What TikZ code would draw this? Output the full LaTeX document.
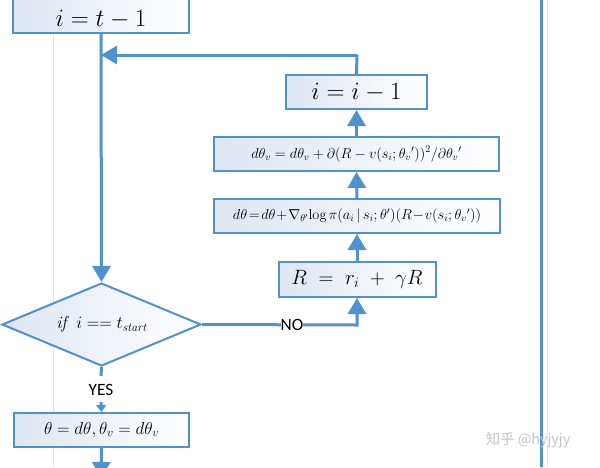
\documentclass[tikz,border=0pt]{standalone}
\usepackage{fontspec}
\setsansfont{Carlito}
\newfontfamily\cjk{Noto Sans CJK SC}
\usetikzlibrary{shapes.geometric,arrows.meta}
\definecolor{lb}{RGB}{79,146,206}
\definecolor{fillb}{RGB}{222,230,242}
\tikzset{
 box/.style={draw=lb,line width=2pt,rectangle,left color=fillb,right color=white,inner sep=0pt},
 conn/.style={draw=lb,line width=3pt},
 arr/.style={conn,-{Triangle[length=16pt,width=18pt]}},
 lbl/.style={font=\sffamily\LARGE}
}
\begin{document}
\begin{tikzpicture}[x=1pt,y=-1pt]
\useasboundingbox (0,0) rectangle (600,467);
\fill[white] (0,0) rectangle (600,467);
\draw[gray!20,line width=0.6pt] (53,0) -- (53,467);
\draw[gray!20,line width=0.6pt] (547,0) -- (547,467);
\node[box,minimum width=176pt,minimum height=48pt] (top) at (101,9) {};
\node (toptext) at (101,19) {\Huge $i=t-1$};
\node[box,minimum width=141pt,minimum height=34pt] (dec) at (356.5,92) {\Huge $i=i-1$};
\node[box,minimum width=285pt,minimum height=34pt] (gv) at (356.5,154) {\Large $d\theta_v=d\theta_v+\partial(R-v(s_i;\theta_v{}'))^2/\partial\theta_v{}'$};
\node[box,minimum width=286pt,minimum height=34pt] (gp) at (357,216) {\Large $d\theta\!=\!d\theta\!+\!\nabla_{\theta'}\!\log\pi(a_i\,|\,s_i;\theta')(R\!-\!v(s_i;\theta_v{}'))$};
\node[box,minimum width=157pt,minimum height=35pt] (R) at (357,279.5) {\huge $R\;=\;r_i\;+\;\gamma R$};
\node[diamond,aspect=2.4,draw=lb,line width=2pt,left color=fillb,right color=white,minimum width=199pt,minimum height=83pt,inner sep=0pt] (if) at (101.5,324.5) {\LARGE $\mathit{if}\;\; i==t_{\mathit{start}}$};
\node[box,minimum width=175pt,minimum height=34pt] (upd) at (101.5,430) {\LARGE $\theta=d\theta,\theta_v=d\theta_v$};
\coordinate (ret) at (101,55);
\coordinate (retstart) at (357,55);
\coordinate (nocorner) at (357,325);
\coordinate (bot) at (101,478);
\draw[arr] (top.south) -- (if.north);
\draw[conn] (dec.north) -- (retstart);
\draw[arr] (retstart) -- (ret);
\draw[arr] (gv.north) -- (dec.south);
\draw[arr] (gp.north) -- (gv.south);
\draw[arr] (R.north) -- (gp.south);
\draw[arr] (if.east) -- (nocorner) -- (R.south);
\node[lbl,fill=white,inner sep=0pt] at (292,325) {NO};
\draw[conn] (if.south) -- (101,376);
\node[lbl] at (101,390) {YES};
\draw[conn,-{Triangle[length=7pt,width=10pt]}] (101,402) -- (upd.north);
\draw[arr] (upd.south) -- (bot);
\draw[conn] (541,0) -- (541,467);
\node[gray!45,font=\cjk\Large] at (528,440) {知乎 @hyjyjy};
\end{tikzpicture}
\end{document}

__PROBLEM TO WORK ON__
Reproduce all of the data exactly, omitting each picture it holds.

__OUTPUT BELOW__
What TikZ code would draw this? Output the full LaTeX document.
\documentclass[tikz,border=0pt]{standalone}
\usepackage{fontspec}
\setsansfont{Carlito}
\newfontfamily\cjk{Noto Sans CJK SC}
\usetikzlibrary{shapes.geometric,arrows.meta}
\definecolor{lb}{RGB}{79,146,206}
\definecolor{fillb}{RGB}{222,230,242}
\tikzset{
 box/.style={draw=lb,line width=2pt,rectangle,left color=fillb,right color=white,inner sep=0pt},
 conn/.style={draw=lb,line width=3pt},
 arr/.style={conn,-{Triangle[length=16pt,width=18pt]}},
 lbl/.style={font=\sffamily\LARGE}
}
\begin{document}
\begin{tikzpicture}[x=1pt,y=-1pt]
\useasboundingbox (0,0) rectangle (600,467);
\fill[white] (0,0) rectangle (600,467);
\draw[gray!20,line width=0.6pt] (53,0) -- (53,467);
\draw[gray!20,line width=0.6pt] (547,0) -- (547,467);
\node[box,minimum width=176pt,minimum height=48pt] (top) at (101,9) {};
\node (toptext) at (101,19) {\Huge $i=t-1$};
\node[box,minimum width=141pt,minimum height=34pt] (dec) at (356.5,92) {\Huge $i=i-1$};
\node[box,minimum width=285pt,minimum height=34pt] (gv) at (356.5,154) {\Large $d\theta_v=d\theta_v+\partial(R-v(s_i;\theta_v{}'))^2/\partial\theta_v{}'$};
\node[box,minimum width=286pt,minimum height=34pt] (gp) at (357,216) {\Large $d\theta\!=\!d\theta\!+\!\nabla_{\theta'}\!\log\pi(a_i\,|\,s_i;\theta')(R\!-\!v(s_i;\theta_v{}'))$};
\node[box,minimum width=157pt,minimum height=35pt] (R) at (357,279.5) {\huge $R\;=\;r_i\;+\;\gamma R$};
\node[diamond,aspect=2.4,draw=lb,line width=2pt,left color=fillb,right color=white,minimum width=199pt,minimum height=83pt,inner sep=0pt] (if) at (101.5,324.5) {\LARGE $\mathit{if}\;\; i==t_{\mathit{start}}$};
\node[box,minimum width=175pt,minimum height=34pt] (upd) at (101.5,430) {\LARGE $\theta=d\theta,\theta_v=d\theta_v$};
\coordinate (ret) at (101,55);
\coordinate (retstart) at (357,55);
\coordinate (nocorner) at (357,325);
\coordinate (bot) at (101,478);
\draw[arr] (top.south) -- (if.north);
\draw[conn] (dec.north) -- (retstart);
\draw[arr] (retstart) -- (ret);
\draw[arr] (gv.north) -- (dec.south);
\draw[arr] (gp.north) -- (gv.south);
\draw[arr] (R.north) -- (gp.south);
\draw[arr] (if.east) -- (nocorner) -- (R.south);
\node[lbl,fill=white,inner sep=0pt] at (292,325) {NO};
\draw[conn] (if.south) -- (101,376);
\node[lbl] at (101,390) {YES};
\draw[conn,-{Triangle[length=7pt,width=10pt]}] (101,402) -- (upd.north);
\draw[arr] (upd.south) -- (bot);
\draw[conn] (541,0) -- (541,467);
\node[gray!45,font=\cjk\Large] at (528,440) {知乎 @hyjyjy};
\end{tikzpicture}
\end{document}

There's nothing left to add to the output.